All I have to do is think about the smell and then the trouble of how it has to go down my throat and yuck, I'll feel like vomiting.
So much for being a medical student.

Plus, it's hard to remember to take medication when my mind is so caught up with this registration, that payment, and thither form to fill.
My mom was always the one who reminded me to take my medicine via phone calls and chats. Sigh... What would I ever do without her?

Even if she didn't, the occasional bouts of pain would have done the job well enough.

Jesus, I was so worried, even after my talk with you, that Felicia and her baby wouldn't make it. The time was way too early for her to put to bed.
It made me toss even more on my bed when no one called me for a long time to tell me about what was going on.
My parents weren't online and none of them were picking up when I tried to call to inquire.

Holy Priesthood was kinda on hold. Only Priscilla (who private messaged me that she's already in college and was allocated to Ruby Suites where she just got settled in), Kathy and Nathan were online.

Praises be to thy name, Lord of all flesh! You're just too much.
Around 10:00pm that night, the room shook with my squeals of joy when I received news from my parents that Felicia had come out of the CS successfully.

The unapproachable goddess Portia who had been bobbing her head as she listened to music on her headphones (I'm at that point when my flesh is tempting me to take that thing secretly one day and smash it to the ground. Maybe then, she'll loosen up to me and begin to act as if I'm her roommate and not some piece of furniture), heard my jubilation.
She pried one ear of the headphone off, and looked at me queerly as if I was truly an Halloween ghost come to haunt her. I didn't give a hoot about what she thought. I just went on jumping and shouting HALLELUJAH!

The baby, though premature, was a cute and pretty little girl. They sent me the picture of the child in a glass enclosure supported with tubes.
My heart melted at the sight. Children are indeed heritages of the Lord and not one of them is a mistake, no matter the circumstance surrounding their birth.

Did I tell you that that night, I had the latest dinner I had ever eaten?
On one part, I had no appetite, too caught up with my fretting over Felicia to care about my rumbling stomach.
On the other, I was too lazy to fix something for myself.

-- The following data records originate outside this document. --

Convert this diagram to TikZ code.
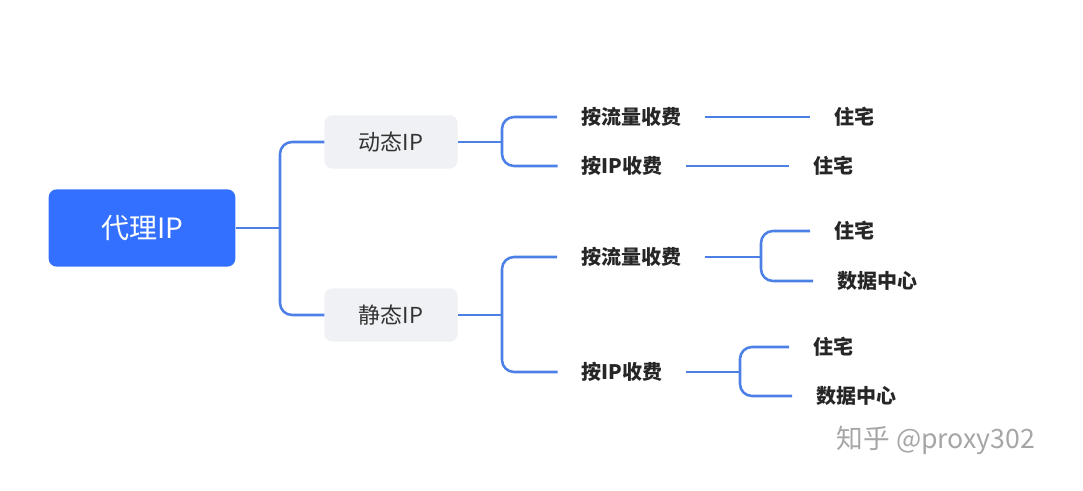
\documentclass[tikz,border=0pt]{standalone}
\usepackage{fontspec}
\setmainfont{Noto Sans CJK SC}
\usetikzlibrary{calc}
\definecolor{rootblue}{HTML}{3370FF}
\definecolor{linec}{HTML}{4C80E6}
\definecolor{boxgray}{HTML}{F0F1F4}
\tikzset{
 ln/.style={draw=linec,line width=1.9pt,rounded corners=9pt},
 mid/.style={fill=boxgray,rounded corners=6pt,minimum width=100pt,minimum height=40pt,font=\fontsize{16.5}{18}\selectfont,text=black!80,outer sep=0pt},
 leaf/.style={font=\fontsize{15}{17}\bfseries\selectfont,text=black!85,inner sep=0pt,outer xsep=18pt},
}
\begin{document}
\begin{tikzpicture}[x=0.75pt,y=-0.75pt]
\useasboundingbox (0,0) rectangle (1083,491);
\node[fill=rootblue,rounded corners=6pt,minimum width=140pt,minimum height=58pt,text=white,font=\fontsize{21}{24}\selectfont] (root) at (142,228) {代理IP};
\node[mid] (dyn) at (391,142) {动态IP};
\node[mid] (sta) at (391,315) {静态IP};
\node[leaf] (d1) at (631,117) {按流量收费};
\node[leaf] (d2) at (622,166) {按IP收费};
\node[leaf] (d1a) at (854,117) {住宅};
\node[leaf] (d2a) at (833,166) {住宅};
\node[leaf] (s1) at (631,257) {按流量收费};
\node[leaf] (s2) at (622,372) {按IP收费};
\node[leaf] (s1a) at (854,231) {住宅};
\node[leaf] (s1b) at (877,281) {数据中心};
\node[leaf] (s2a) at (833,347) {住宅};
\node[leaf] (s2b) at (856,396) {数据中心};
\coordinate (j0) at (280,228);
\draw[ln] (root.east) -- (j0);
\draw[ln] (dyn.west) -| (j0);
\draw[ln] (sta.west) -| (j0);
\coordinate (j1) at (502,142);
\draw[ln] (dyn.east) -- (j1);
\draw[ln] (d1.west) -| (j1);
\draw[ln] (d2.west) -| (j1);
\coordinate (j2) at (502,315);
\draw[ln] (sta.east) -- (j2);
\draw[ln] (s1.west) -| (j2);
\draw[ln] (s2.west) -| (j2);
\draw[ln] (d1.east) -- (d1a.west);
\draw[ln] (d2.east) -- (d2a.west);
\coordinate (j3) at (761,257);
\draw[ln] (s1.east) -- (j3);
\draw[ln] (s1a.west) -| (j3);
\draw[ln] (s1b.west) -| (j3);
\coordinate (j4) at (740,372);
\draw[ln] (s2.east) -- (j4);
\draw[ln] (s2a.west) -| (j4);
\draw[ln] (s2b.west) -| (j4);
\node[text=black!35,font=\fontsize{20}{22}\selectfont] (wm) at (936,440) {知乎 @proxy302};
\end{tikzpicture}
\end{document}
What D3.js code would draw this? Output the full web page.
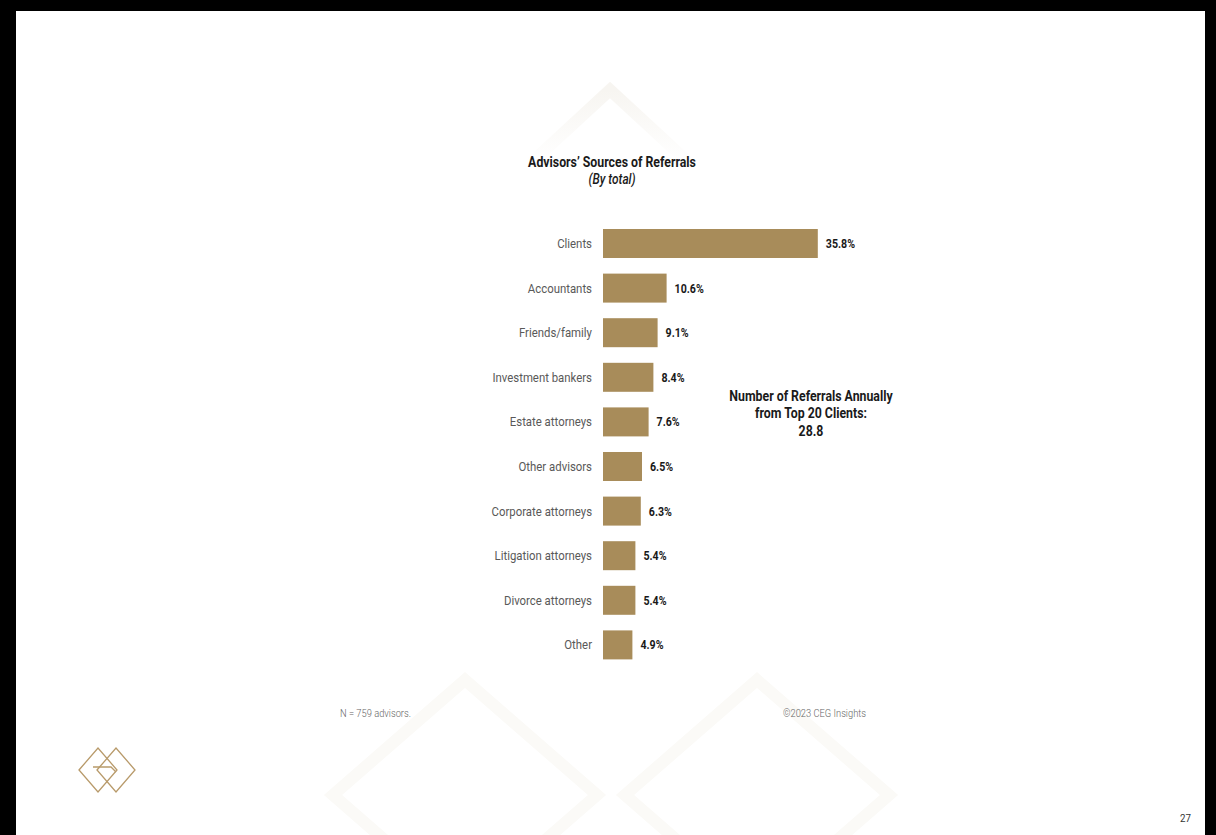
<!DOCTYPE html>
<html>
<head>
<meta charset="utf-8">
<script src="https://cdn.jsdelivr.net/npm/d3@7"></script>
<style>
  html, body { margin: 0; padding: 0; background: #000; }
  svg { display: block; }
  text { font-family: Roboto, "Noto Sans", sans-serif; }
</style>
</head>
<body>
<div id="chart"></div>
<script>
// data
var categories = ["Clients", "Accountants", "Friends/family", "Investment bankers",
  "Estate attorneys", "Other advisors", "Corporate attorneys",
  "Litigation attorneys", "Divorce attorneys", "Other"];
var values = [35.8, 10.6, 9.1, 8.4, 7.6, 6.5, 6.3, 5.4, 5.4, 4.9];
var titleLines = ["Advisors\u2019 Sources of Referrals", "(By total)"];
var noteLines = ["Number of Referrals Annually", "from Top 20 Clients:", "28.8"];
var footLeft = "N = 759 advisors.";
var footRight = "\u00a92023 CEG Insights";
var pageNum = "27";

var width = 1216, height = 835;
var gold = "#a88c5a";
var squeeze = 0.85; // condensed face look

var svg = d3.select("#chart").append("svg")
    .attr("width", width)
    .attr("height", height);

// black frame, white page
svg.append("rect").attr("width", width).attr("height", height).attr("fill", "#000");
svg.append("rect")
    .attr("x", 16).attr("y", 11)
    .attr("width", width - 16 - 11).attr("height", height - 11)
    .attr("fill", "#fff");

// faint diamond watermark
function diamond(cx, cy, hw, hh) {
  return "M" + (cx - hw) + "," + cy + "L" + cx + "," + (cy - hh) +
    "L" + (cx + hw) + "," + cy + "L" + cx + "," + (cy + hh) + "Z";
}
var fade = svg.append("defs").append("linearGradient")
    .attr("id", "fade").attr("x1", 0).attr("y1", 0).attr("x2", 0).attr("y2", 1);
fade.append("stop").attr("offset", "0").attr("stop-color", "#f7f5f1");
fade.append("stop").attr("offset", "0.3").attr("stop-color", "#fff");

var wm = svg.append("g").attr("fill", "none").attr("stroke-width", 12);
wm.append("path").attr("d", diamond(610, 210, 130, 120)).attr("stroke", "url(#fade)");
wm.append("path").attr("d", diamond(465, 795, 132, 115)).attr("stroke", "#fbfaf7");
wm.append("path").attr("d", diamond(757, 795, 132, 115)).attr("stroke", "#fbfaf7");

// text helper, squeezed horizontally
function label(g, x, y, str, opts) {
  var t = g.append("g")
      .attr("transform", "translate(" + x + "," + y + ") scale(" + squeeze + ",1)")
    .append("text")
      .attr("text-anchor", opts.anchor || "start")
      .attr("font-size", opts.size)
      .attr("font-weight", opts.weight || "normal")
      .attr("font-style", opts.style || "normal")
      .attr("fill", opts.color || "#222")
      .text(str);
  return t;
}

// scales
var x = d3.scaleLinear().domain([0, 40]).range([603, 843]);
var y = d3.scaleBand().domain(categories).range([213.4, 675]).padding(0.35);

var chart = svg.append("g");

chart.selectAll("rect.bar")
  .data(values)
  .enter().append("rect")
    .attr("class", "bar")
    .attr("x", x(0))
    .attr("y", function(d, i) { return y(categories[i]); })
    .attr("width", function(d) { return x(d) - x(0); })
    .attr("height", y.bandwidth())
    .attr("fill", gold);

categories.forEach(function(c, i) {
  var cy = y(c) + y.bandwidth() / 2 + 4.5;
  label(chart, x(0) - 11, cy, c, {anchor: "end", size: 13.4, weight: "normal", color: "#595959"});
  label(chart, x(values[i]) + 8, cy, values[i].toFixed(1) + "%",
    {size: 12.5, weight: "bold", color: "#1a1a1a"});
});

// title
label(svg, 612, 167, titleLines[0], {anchor: "middle", size: 14.5, weight: "bold", color: "#1a1a1a"});
label(svg, 612, 184, titleLines[1], {anchor: "middle", size: 14, weight: 500, style: "italic", color: "#1a1a1a"});

// side note
noteLines.forEach(function(s, i) {
  label(svg, 811, 400.5 + i * 17.7, s, {anchor: "middle", size: 14.5, weight: "bold", color: "#1a1a1a"});
});

// footer
label(svg, 340, 717, footLeft, {size: 11, weight: 300, color: "#666"});
label(svg, 866, 717, footRight, {anchor: "end", size: 11, weight: 300, color: "#666"});
label(svg, 1191, 822, pageNum, {anchor: "end", size: 11.5, color: "#333"});

// logo
var logo = svg.append("g").attr("fill", "none").attr("stroke", "#b89a6a").attr("stroke-width", 1.3);
logo.append("path").attr("d", diamond(98, 770, 19, 22));
logo.append("path").attr("d", diamond(116, 770, 19, 22));
logo.append("path").attr("d", "M93,767L111,767L116,772");
</script>
</body>
</html>
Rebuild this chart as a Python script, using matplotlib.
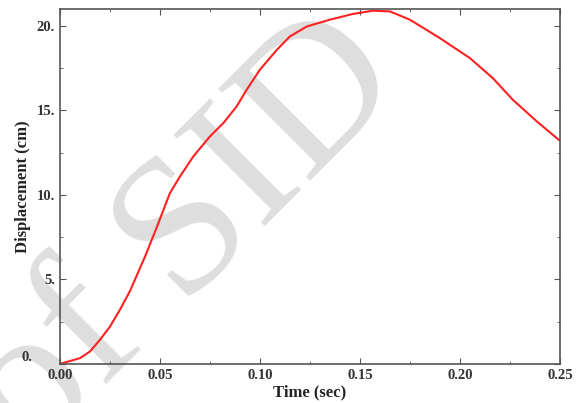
import numpy as np
import matplotlib.pyplot as plt
from matplotlib.ticker import MultipleLocator, FuncFormatter

# valores
time = [0, 0.010, 0.015, 0.020, 0.025, 0.030, 0.035, 0.0425, 0.0485, 0.055,
        0.060, 0.0667, 0.075, 0.0817, 0.0883, 0.0933, 0.100, 0.1085, 0.115,
        0.1235, 0.135, 0.1465, 0.1565, 0.165, 0.175, 0.190, 0.205, 0.2165,
        0.2265, 0.2385, 0.25]
disp = [0, 0.34, 0.73, 1.42, 2.2, 3.2, 4.3, 6.33, 8.1, 10.1,
        11.08, 12.27, 13.45, 14.24, 15.22, 16.2, 17.4, 18.58, 19.37,
        19.96, 20.36, 20.7, 20.89, 20.85, 20.36, 19.27, 18.09, 16.9,
        15.62, 14.34, 13.2]

plt.rcParams['font.family'] = ['Liberation Serif', 'DejaVu Serif']

fig = plt.figure(figsize=(5.76, 4.03), dpi=100)
ax = fig.add_axes([0.104, 0.097, 0.868, 0.881])
ax.patch.set_alpha(0)

# marca d'agua
fig.text(0.322, 0.41, 'of SID', fontsize=142, color='#dedede', rotation=45,
         ha='center', va='center', zorder=-1)

ax.plot(time, disp, color='#ff2020', linewidth=1.5)

ax.set_xlim(0, 0.25)
ax.set_ylim(0, 21)
ax.xaxis.set_major_locator(MultipleLocator(0.05))
ax.xaxis.set_minor_locator(MultipleLocator(0.025))
ax.yaxis.set_major_locator(MultipleLocator(5))
ax.yaxis.set_minor_locator(MultipleLocator(2.5))
ax.xaxis.set_major_formatter(FuncFormatter(lambda v, p: f'{v:.2f}'))
ax.yaxis.set_major_formatter(FuncFormatter(lambda v, p: '' if v == 0 else f'{int(round(v))}.'))

ax.tick_params(which='both', direction='in', top=True, right=True,
               color='#555555', labelsize=10.5, labelcolor='#333333')
ax.tick_params(which='major', length=4)
ax.tick_params(which='minor', length=2)
for lab in ax.get_xticklabels() + ax.get_yticklabels():
    lab.set_fontweight('bold')
for s in ax.spines.values():
    s.set_color('#555555')
    s.set_linewidth(1.2)

# o "0." fica um pouco acima do eixo
ax.text(-0.014, 0, '0.', fontsize=10.5, fontweight='bold', color='#333333',
        ha='right', va='bottom')

ax.set_xlabel('Time (sec)', fontsize=12, fontweight='bold', color='#222222', labelpad=2)
ax.set_ylabel('Displacement (cm)', fontsize=12, fontweight='bold', color='#222222', labelpad=4)

plt.savefig('out.png', dpi=100)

It was while Portia was tinkering in the kitchenette that night, probably looking for a late-night snack to munch on, after already devouring three healthy meals in one day (unlike I who had had only cereal since morning), that I knew I could bear to torture my body no longer.
For heaven's sake, I hadn't intended to fast that day!

Now, I'm starting to regret my almost non-existent cooking skill. These are moments when I feel like I could cry, and play sick so I can have an excuse to return home to the aroma and taste of homemade dishes. Remembering that I am miles away from my home, I bravely squish that plan.

Anyways, it wasn't till 9pm that I tossed pasta noodles to boil on the cooker.
Wanting to quell the guilt nagging at the back of my head, I made sure to dice some pepper, carrots, green peas and onions into it so that I could convince myself that the food was a balanced diet; and hey, I am young, so it didn't matter that I was eating so late. I served myself the noodles with boiled eggs and topped it off with a hot, creamy Cadbury cocoa.